O Sr. Washington Luís não tinha, pois, outro caminho a seguir senão o de afirmar que está governando, e consciente da força que todo governo, sob pena de se negar a si mesmo, pode e deve usar, todas as vezes que desconhecem a sua presença ou não a julgam digna de atenção. 

Chegara ao poder em momento incontestavelmente difícil e nem era político nem mesmo justo que desejasse herdar todos os ódios particulares acumulados durante cinco anos por um governo de reação como fora o que ao seu antecedera. Mas entre uma tal atitude, de ponderação e de bom senso, e a postura de um covarde, com horror às responsabilidades e dubitativo dos seus direitos, é grande a diferença, e foi isto o que não quiseram compreender os profissionais da mazorca, os empreiteiros da agitação popular e todos, enfim, a quem a suspensão do sítio deu a ilusão de que bastaria uma simples revolução de imprensa, um dilúvio de injúrias e calúnias, de insinuações e ameaças, para conquistar o que não haviam conquistado de armas na mão. 

O discurso do Sr. João Mangabeira foi, assim, como uma resposta ao pé da letra a tantas veleidades revolucionárias: o maior desprezo, o esquecimento mais marcado a injúrias e doestos; e a franqueza oposta à insinceridade; e o bom senso, o senso prático da nossa realidade política opostos à retórica e à sofisticaria, e, sobretudo, a face calma e serena do governo revelada de repente à inquieta e convulsa face da ambição revolucionária. 

 Podem agora respirar desafogadamente, as consciências que temiam a perda, e talvez para sempre, do enorme esforço destes últimos anos para a consolidação de uma ordem política nacional. 

E digamo-lo sinceramente, só de agora em diante, um problema como o da anistia, poderá ser examinado seriamente calma, desapaixonadamente, como problema de interesse e de vida e não de mera sentimentalidade ou poesia, e ruim poesia, argamassada em bolorentos tropos demagógicos. 

Que este problema há de ter sempre a maior gravidade na vida dos Estados americanos é o que só poderá negar quem nada conheça da sua história, e uma causa já se pode afirmar sem medo de erro moral, pelo menos: a de que as soluções sentimentais não têm sido, até agora, senão meras dilações, simples paliativos, que em coisa alguma já concorreram para resolver o problema da revolução em si, ou melhor, para formar uma consciência de autoridade nacional. 

Mais uma vez é preciso relembrar as palavras do grande Antônio Carlos e que se dirigiam a uma situação semelhante à atual: 

“Disseram os nobres deputados que há discórdias por opiniões políticas.
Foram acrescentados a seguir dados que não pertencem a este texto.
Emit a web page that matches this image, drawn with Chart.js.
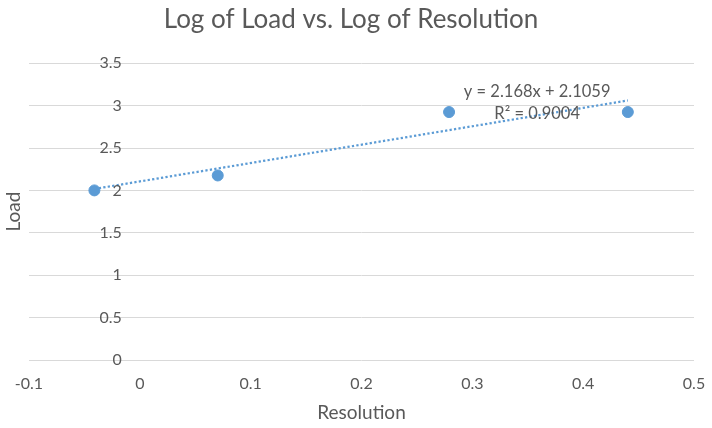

Quero conceder. 

Mas a anistia remedia as discórdias, abafa a divergência das opiniões políticas? Creio que não. A questão fica sempre a mesma e se reduz à seguinte: É a anistia remédio apropositado para produzir união de opiniões? Creio que não, torno a dizer. 

O processo com que se formam opiniões na cabeça do homem é lento, e o meio de as extirpar não pode ser senão lento, igualmente. Eu não duvido categoricamente que a anistia possa concorrer para adoçar a fermentação em certo tempo, mas nem sempre o conseguirá, e nunca de todo, e de um golpe, trará ao aprisco da moderação opiniões exageradas.” 
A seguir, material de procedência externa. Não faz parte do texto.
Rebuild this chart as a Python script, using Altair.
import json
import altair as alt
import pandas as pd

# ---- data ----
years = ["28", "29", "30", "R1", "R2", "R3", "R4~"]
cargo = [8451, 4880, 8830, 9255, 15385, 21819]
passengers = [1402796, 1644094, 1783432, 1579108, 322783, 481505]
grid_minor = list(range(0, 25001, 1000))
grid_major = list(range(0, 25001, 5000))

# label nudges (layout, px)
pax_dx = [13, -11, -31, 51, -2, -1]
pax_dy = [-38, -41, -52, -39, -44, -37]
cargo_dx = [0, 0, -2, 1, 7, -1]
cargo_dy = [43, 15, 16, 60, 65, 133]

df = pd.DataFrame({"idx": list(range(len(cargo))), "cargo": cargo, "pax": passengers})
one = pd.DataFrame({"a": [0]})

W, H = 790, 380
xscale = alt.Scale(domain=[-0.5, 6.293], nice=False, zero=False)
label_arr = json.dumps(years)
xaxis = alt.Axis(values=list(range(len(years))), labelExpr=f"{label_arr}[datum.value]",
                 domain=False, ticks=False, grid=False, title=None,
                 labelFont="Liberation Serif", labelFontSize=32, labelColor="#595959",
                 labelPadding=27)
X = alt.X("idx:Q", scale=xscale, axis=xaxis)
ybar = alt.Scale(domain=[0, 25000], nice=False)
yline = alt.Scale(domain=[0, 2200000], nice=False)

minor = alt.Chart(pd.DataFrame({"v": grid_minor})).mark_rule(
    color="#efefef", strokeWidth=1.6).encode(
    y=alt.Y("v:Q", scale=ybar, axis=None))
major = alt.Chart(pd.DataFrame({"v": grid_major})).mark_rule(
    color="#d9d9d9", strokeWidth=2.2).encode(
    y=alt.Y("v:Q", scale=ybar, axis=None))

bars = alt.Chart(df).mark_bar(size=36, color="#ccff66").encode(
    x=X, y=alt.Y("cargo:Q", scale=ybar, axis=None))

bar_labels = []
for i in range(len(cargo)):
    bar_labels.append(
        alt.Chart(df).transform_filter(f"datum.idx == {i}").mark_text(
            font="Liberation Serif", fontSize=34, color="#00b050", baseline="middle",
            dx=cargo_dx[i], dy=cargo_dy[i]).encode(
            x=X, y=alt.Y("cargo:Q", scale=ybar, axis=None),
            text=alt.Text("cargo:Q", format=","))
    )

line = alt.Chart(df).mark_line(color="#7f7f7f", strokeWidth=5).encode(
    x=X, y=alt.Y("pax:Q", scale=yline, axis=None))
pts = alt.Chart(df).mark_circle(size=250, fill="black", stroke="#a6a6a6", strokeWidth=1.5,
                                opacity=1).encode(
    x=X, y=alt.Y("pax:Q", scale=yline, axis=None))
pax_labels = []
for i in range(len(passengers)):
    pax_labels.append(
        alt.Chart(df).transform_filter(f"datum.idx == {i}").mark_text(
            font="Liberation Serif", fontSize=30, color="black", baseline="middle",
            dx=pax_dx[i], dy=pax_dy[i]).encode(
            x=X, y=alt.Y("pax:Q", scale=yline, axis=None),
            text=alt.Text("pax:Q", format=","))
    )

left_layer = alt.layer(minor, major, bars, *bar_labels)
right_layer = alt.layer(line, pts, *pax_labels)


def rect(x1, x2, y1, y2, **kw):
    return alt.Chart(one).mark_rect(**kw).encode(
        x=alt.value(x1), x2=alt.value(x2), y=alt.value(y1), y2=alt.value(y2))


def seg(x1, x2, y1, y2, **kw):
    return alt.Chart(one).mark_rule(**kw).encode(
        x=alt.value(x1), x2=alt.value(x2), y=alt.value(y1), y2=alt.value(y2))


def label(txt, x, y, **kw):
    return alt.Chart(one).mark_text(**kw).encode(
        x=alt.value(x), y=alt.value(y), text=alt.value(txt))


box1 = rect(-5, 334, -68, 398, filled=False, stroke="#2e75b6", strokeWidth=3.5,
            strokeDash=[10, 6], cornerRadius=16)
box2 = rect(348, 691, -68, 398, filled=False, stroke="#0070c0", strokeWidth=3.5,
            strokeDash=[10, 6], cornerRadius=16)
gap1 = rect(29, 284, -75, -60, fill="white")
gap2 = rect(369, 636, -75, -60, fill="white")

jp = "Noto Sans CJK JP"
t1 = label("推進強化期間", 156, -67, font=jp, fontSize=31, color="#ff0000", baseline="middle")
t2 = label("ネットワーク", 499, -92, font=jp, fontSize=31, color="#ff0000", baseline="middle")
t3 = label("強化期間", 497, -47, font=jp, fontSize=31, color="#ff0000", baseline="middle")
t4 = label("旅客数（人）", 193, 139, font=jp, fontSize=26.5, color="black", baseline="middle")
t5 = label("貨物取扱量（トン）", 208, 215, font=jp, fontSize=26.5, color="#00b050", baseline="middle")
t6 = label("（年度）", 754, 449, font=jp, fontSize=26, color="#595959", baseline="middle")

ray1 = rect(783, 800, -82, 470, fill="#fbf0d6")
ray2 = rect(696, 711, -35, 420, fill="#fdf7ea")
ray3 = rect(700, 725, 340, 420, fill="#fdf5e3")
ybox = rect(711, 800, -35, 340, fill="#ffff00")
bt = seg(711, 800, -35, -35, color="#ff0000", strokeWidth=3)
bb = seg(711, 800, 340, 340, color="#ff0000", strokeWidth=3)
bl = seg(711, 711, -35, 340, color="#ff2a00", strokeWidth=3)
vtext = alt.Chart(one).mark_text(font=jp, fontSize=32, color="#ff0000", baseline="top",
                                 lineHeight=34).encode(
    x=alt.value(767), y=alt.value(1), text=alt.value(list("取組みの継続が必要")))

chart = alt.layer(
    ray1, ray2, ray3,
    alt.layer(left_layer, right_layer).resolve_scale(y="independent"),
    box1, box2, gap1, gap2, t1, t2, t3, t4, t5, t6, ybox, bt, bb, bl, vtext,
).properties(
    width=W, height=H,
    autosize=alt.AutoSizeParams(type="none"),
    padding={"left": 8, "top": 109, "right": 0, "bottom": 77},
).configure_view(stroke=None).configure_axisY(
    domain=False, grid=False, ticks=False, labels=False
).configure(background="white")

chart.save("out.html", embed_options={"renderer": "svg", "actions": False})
Quando um homem de bem é político, e tem diante de si um problema como o que temos a resolver, se sabe, se está à altura de meditar, não pode ter outra linguagem. 

Graças a Deus o discurso do Sr. João Mangabeira, dentro da agonias e esperanças contemporâneas, valeu como um desses conselhos de verdadeira moderação, ao verdadeiro patriotismo. 

É evidente que a fantasia, a imaginação patrioteira teve uma síncope real… 

Vamos a ver o que inventará para refazer-se, ou se entrará mesmo no bom caminho, despindo-se de tantas e tão desencontradas ambições e vaidades.